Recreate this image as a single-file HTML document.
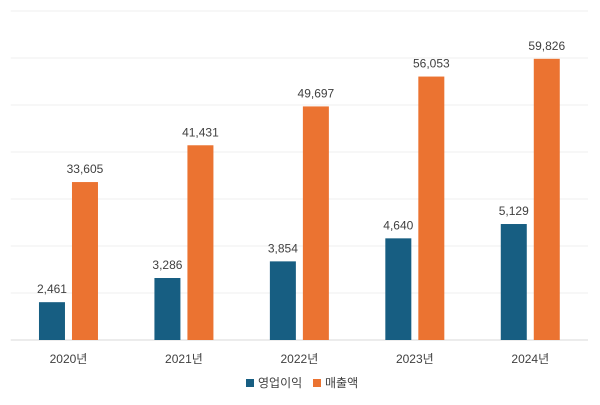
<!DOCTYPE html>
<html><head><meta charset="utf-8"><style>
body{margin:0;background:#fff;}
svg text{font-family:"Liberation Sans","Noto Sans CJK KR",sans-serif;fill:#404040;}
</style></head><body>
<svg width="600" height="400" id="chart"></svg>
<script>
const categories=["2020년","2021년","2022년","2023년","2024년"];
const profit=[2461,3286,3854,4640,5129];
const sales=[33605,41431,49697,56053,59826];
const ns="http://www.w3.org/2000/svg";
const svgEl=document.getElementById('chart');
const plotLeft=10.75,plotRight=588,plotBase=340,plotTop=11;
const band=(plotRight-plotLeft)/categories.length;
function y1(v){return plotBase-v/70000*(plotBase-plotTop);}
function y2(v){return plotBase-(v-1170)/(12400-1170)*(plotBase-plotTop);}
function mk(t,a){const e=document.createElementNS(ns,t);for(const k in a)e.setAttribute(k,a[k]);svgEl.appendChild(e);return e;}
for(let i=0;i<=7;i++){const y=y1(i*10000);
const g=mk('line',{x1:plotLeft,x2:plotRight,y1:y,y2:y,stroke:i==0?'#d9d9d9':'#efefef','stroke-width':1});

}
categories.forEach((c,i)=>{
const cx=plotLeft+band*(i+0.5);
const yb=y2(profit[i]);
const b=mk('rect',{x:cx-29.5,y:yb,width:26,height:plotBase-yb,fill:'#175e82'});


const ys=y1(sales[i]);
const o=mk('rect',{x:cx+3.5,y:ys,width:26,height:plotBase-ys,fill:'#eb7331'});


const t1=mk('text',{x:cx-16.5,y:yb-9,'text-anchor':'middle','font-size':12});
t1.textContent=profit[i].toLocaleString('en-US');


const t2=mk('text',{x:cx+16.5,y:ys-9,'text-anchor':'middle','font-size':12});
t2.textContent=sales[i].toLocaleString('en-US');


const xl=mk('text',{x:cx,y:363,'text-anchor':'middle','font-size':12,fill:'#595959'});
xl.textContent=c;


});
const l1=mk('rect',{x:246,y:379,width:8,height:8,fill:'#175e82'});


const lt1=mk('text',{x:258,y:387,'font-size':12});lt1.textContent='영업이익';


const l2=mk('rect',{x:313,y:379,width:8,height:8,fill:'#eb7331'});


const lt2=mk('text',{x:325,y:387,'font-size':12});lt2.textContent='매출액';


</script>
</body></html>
......
Exercise task:
Go from the first line of the data above to the line containing "t2.textContent=sales[i].toLocaleString('en-US');" and retype exactly those lines, both included, but none of the pictures.

Answer to the task:
Recreate this image as a single-file HTML document.
<!DOCTYPE html>
<html><head><meta charset="utf-8"><style>
body{margin:0;background:#fff;}
svg text{font-family:"Liberation Sans","Noto Sans CJK KR",sans-serif;fill:#404040;}
</style></head><body>
<svg width="600" height="400" id="chart"></svg>
<script>
const categories=["2020년","2021년","2022년","2023년","2024년"];
const profit=[2461,3286,3854,4640,5129];
const sales=[33605,41431,49697,56053,59826];
const ns="http://www.w3.org/2000/svg";
const svgEl=document.getElementById('chart');
const plotLeft=10.75,plotRight=588,plotBase=340,plotTop=11;
const band=(plotRight-plotLeft)/categories.length;
function y1(v){return plotBase-v/70000*(plotBase-plotTop);}
function y2(v){return plotBase-(v-1170)/(12400-1170)*(plotBase-plotTop);}
function mk(t,a){const e=document.createElementNS(ns,t);for(const k in a)e.setAttribute(k,a[k]);svgEl.appendChild(e);return e;}
for(let i=0;i<=7;i++){const y=y1(i*10000);
const g=mk('line',{x1:plotLeft,x2:plotRight,y1:y,y2:y,stroke:i==0?'#d9d9d9':'#efefef','stroke-width':1});

}
categories.forEach((c,i)=>{
const cx=plotLeft+band*(i+0.5);
const yb=y2(profit[i]);
const b=mk('rect',{x:cx-29.5,y:yb,width:26,height:plotBase-yb,fill:'#175e82'});


const ys=y1(sales[i]);
const o=mk('rect',{x:cx+3.5,y:ys,width:26,height:plotBase-ys,fill:'#eb7331'});


const t1=mk('text',{x:cx-16.5,y:yb-9,'text-anchor':'middle','font-size':12});
t1.textContent=profit[i].toLocaleString('en-US');


const t2=mk('text',{x:cx+16.5,y:ys-9,'text-anchor':'middle','font-size':12});
t2.textContent=sales[i].toLocaleString('en-US');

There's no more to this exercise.